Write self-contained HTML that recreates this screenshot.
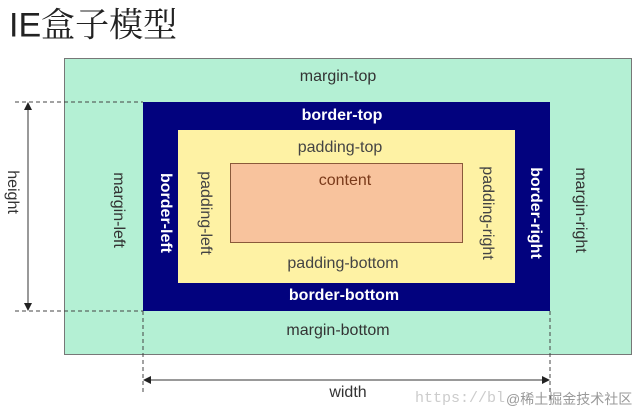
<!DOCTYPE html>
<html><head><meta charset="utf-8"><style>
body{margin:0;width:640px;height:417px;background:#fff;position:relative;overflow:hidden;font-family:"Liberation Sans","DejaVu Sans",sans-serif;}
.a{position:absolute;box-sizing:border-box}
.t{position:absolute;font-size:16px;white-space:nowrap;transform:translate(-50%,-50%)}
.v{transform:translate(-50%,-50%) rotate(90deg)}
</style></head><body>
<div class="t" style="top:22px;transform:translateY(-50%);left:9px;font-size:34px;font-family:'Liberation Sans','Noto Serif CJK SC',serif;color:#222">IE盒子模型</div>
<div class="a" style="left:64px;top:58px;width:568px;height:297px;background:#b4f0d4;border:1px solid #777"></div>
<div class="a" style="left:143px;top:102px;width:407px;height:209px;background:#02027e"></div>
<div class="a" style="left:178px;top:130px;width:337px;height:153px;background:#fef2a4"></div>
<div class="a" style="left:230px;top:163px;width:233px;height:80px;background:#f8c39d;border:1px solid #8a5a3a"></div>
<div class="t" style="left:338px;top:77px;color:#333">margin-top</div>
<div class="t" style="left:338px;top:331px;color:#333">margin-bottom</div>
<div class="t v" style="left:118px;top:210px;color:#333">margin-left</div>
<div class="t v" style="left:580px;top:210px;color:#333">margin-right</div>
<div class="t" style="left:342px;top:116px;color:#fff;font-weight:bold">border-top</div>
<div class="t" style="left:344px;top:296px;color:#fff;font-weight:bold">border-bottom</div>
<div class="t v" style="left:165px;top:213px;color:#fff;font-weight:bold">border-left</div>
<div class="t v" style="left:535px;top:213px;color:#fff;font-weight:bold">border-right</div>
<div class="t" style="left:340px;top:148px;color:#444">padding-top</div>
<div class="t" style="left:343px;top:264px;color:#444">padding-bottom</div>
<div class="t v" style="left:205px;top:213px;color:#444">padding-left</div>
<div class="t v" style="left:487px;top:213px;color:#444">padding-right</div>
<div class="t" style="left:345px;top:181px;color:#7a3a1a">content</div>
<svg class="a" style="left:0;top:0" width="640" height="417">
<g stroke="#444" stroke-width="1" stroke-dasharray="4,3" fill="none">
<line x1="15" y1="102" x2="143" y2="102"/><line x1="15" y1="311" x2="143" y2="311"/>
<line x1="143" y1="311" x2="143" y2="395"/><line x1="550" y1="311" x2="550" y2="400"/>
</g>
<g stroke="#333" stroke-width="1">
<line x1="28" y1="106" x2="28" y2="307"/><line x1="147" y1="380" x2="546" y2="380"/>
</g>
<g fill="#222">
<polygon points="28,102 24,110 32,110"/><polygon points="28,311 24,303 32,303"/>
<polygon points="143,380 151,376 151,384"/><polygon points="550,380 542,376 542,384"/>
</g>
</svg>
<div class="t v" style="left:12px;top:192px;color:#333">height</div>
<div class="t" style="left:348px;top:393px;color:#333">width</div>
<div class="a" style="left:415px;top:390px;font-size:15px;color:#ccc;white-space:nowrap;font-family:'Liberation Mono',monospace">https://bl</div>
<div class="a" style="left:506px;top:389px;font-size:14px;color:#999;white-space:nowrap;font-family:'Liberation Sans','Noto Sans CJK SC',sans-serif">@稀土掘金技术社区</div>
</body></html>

......

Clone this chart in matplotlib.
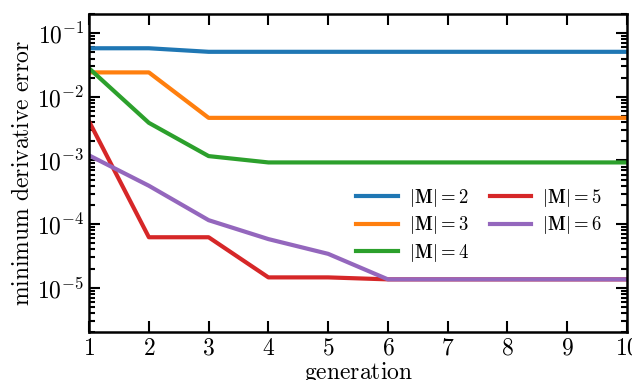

......

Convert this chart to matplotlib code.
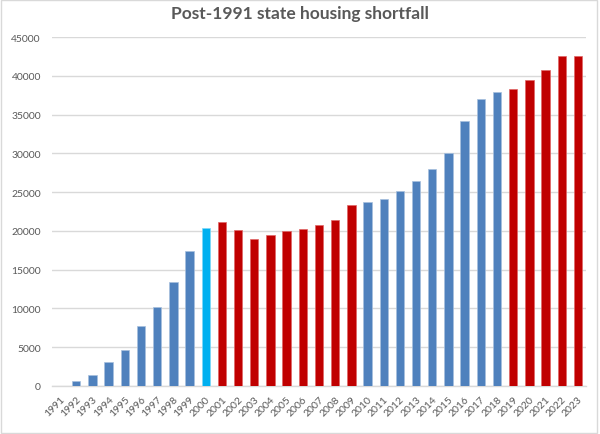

......

Short problem - From the records, copy every line that has the string "this" in it.

Output of the exercise -
Write self-contained HTML that recreates this screenshot.
Clone this chart in matplotlib.
Convert this chart to matplotlib code.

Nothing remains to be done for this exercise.